Definition
Mite is used as a noun.
Mite is used in more than one related sense.
- It can mean any of numerous small to very minute arachnids of the order Acarina that have a body without a constriction between the cephalothorax and abdomen, mandibles generally chelate or adapted for piercing, usually four pairs of short legs in the adult and but three in the young larvae, and often breathing organs in the form of tracheae and that include parasites of insects and vertebrates some of which are important disease vectors, parasites of plants in which they frequently cause gall formation, pests of various stored products, and completely innocuous free-living aquatic and terrestrial forms - see blister mite, cheese mite, clover mite, itch mite.

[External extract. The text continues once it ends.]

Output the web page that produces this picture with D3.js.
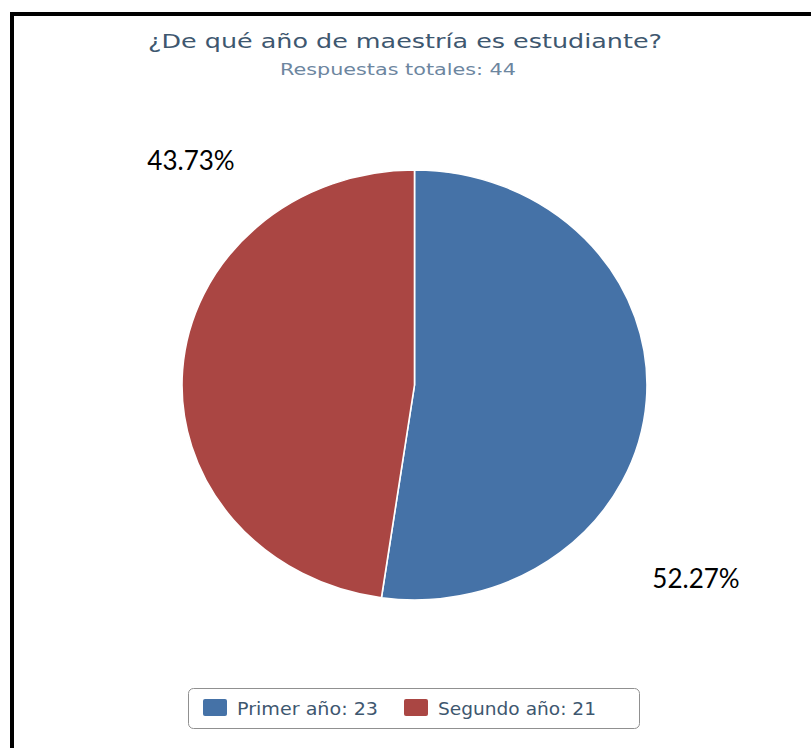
<!DOCTYPE html>
<html>
<head>
<meta charset="utf-8">
<script src="https://cdn.jsdelivr.net/npm/d3@7"></script>
<style>
  html, body { margin: 0; padding: 0; background: #fff; }
  svg { display: block; }
</style>
</head>
<body>
<svg id="chart" width="811" height="748"></svg>
<script>
// Survey answers: which year of the master's programme the respondent is in
const categories = ["Primer año", "Segundo año"];
const counts = [23, 21];
const pctLabels = ["52.27%", "43.73%"];
const colors = ["#4572A7", "#AA4643"];
const title = "¿De qué año de maestría es estudiante?";
const subtitle = "Respuestas totales: 44";

const svg = d3.select("#chart");
const W = 811, H = 748;

// outer frame
svg.append("rect")
  .attr("x", 12).attr("y", 14)
  .attr("width", W + 20).attr("height", H + 20)
  .attr("fill", "none").attr("stroke", "#000").attr("stroke-width", 4);

// titles (wide face, stretched to the set width)
svg.append("text")
  .attr("x", 148).attr("y", 48)
  .attr("textLength", 514)
  .attr("lengthAdjust", "spacingAndGlyphs")
  .attr("font-family", "DejaVu Sans, sans-serif")
  .attr("font-size", 20)
  .attr("fill", "#3E576F")
  .text(title);
svg.append("text")
  .attr("x", 280).attr("y", 75)
  .attr("textLength", 236)
  .attr("lengthAdjust", "spacingAndGlyphs")
  .attr("font-family", "DejaVu Sans, sans-serif")
  .attr("font-size", 15)
  .attr("fill", "#6D869F")
  .text(subtitle);

// pie (slightly wider than tall)
const cx = 414.5, cy = 385, ry = 215, rx = 232.5;
const pie = d3.pie().sort(null).value(d => d);
const arc = d3.arc().innerRadius(0).outerRadius(ry);
const arcs = pie(counts);

const g = svg.append("g")
  .attr("transform", `translate(${cx},${cy}) scale(${rx / ry},1)`);
g.selectAll("path")
  .data(arcs)
  .join("path")
  .attr("d", arc)
  .attr("fill", (d, i) => colors[i])
  .attr("stroke", "#fff")
  .attr("stroke-width", 1.5)
  .attr("stroke-linejoin", "round");

// percentage labels
const labelPos = [[696, 588], [191, 170]];
svg.selectAll("text.pct")
  .data(pctLabels)
  .join("text")
  .attr("class", "pct")
  .attr("x", (d, i) => labelPos[i][0])
  .attr("y", (d, i) => labelPos[i][1])
  .attr("text-anchor", "middle")
  .attr("font-family", "Lato, Carlito, sans-serif")
  .attr("font-size", 26)
  .attr("fill", "#000")
  .text(d => d);

// legend
const legend = svg.append("g");
legend.append("rect")
  .attr("x", 188.5).attr("y", 688.5)
  .attr("width", 451).attr("height", 40)
  .attr("rx", 5)
  .attr("fill", "#fff").attr("stroke", "#909090").attr("stroke-width", 1);
const itemX = [203, 404];
const itemW = [141, 158];
categories.forEach((c, i) => {
  legend.append("rect")
    .attr("x", itemX[i]).attr("y", 699)
    .attr("width", 24).attr("height", 17)
    .attr("rx", 2)
    .attr("fill", colors[i]);
  legend.append("text")
    .attr("x", itemX[i] + 34).attr("y", 715)
    .attr("textLength", itemW[i])
    .attr("lengthAdjust", "spacingAndGlyphs")
    .attr("font-family", "DejaVu Sans, sans-serif")
    .attr("font-size", 17)
    .attr("fill", "#3E576F")
    .text(`${c}: ${counts[i]}`);
});
</script>
</body>
</html>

- It can mean [Middle English, from Middle French or Middle Dutch; Middle French, small Flemish copper coin, from Old French, from Middle Dutch].
- It can mean lepton2 (2): half a farthing.
- It can mean a very small theoretical unit of value or coinspecifically: a unit of value that was used in England in about 1600 and was worth usually ¹/₂₄ penny.
- It can mean an old moneyers’ unit of weight equal to ¹/₂₀ grain that is no longer used.
- It can mean a very little: bit, jot.
- It can mean a very small object, creature, or person.
Origin and Meaning
Middle English, from Old English mīte mite (small insect); akin to Middle Dutch mite mite, small copper coin, Old High German mīza mite (insect), meizan to cut, Old Norse meita to cut, Gothic maitan to hew, cut, and to Old English gemād silly, mad - more at mad.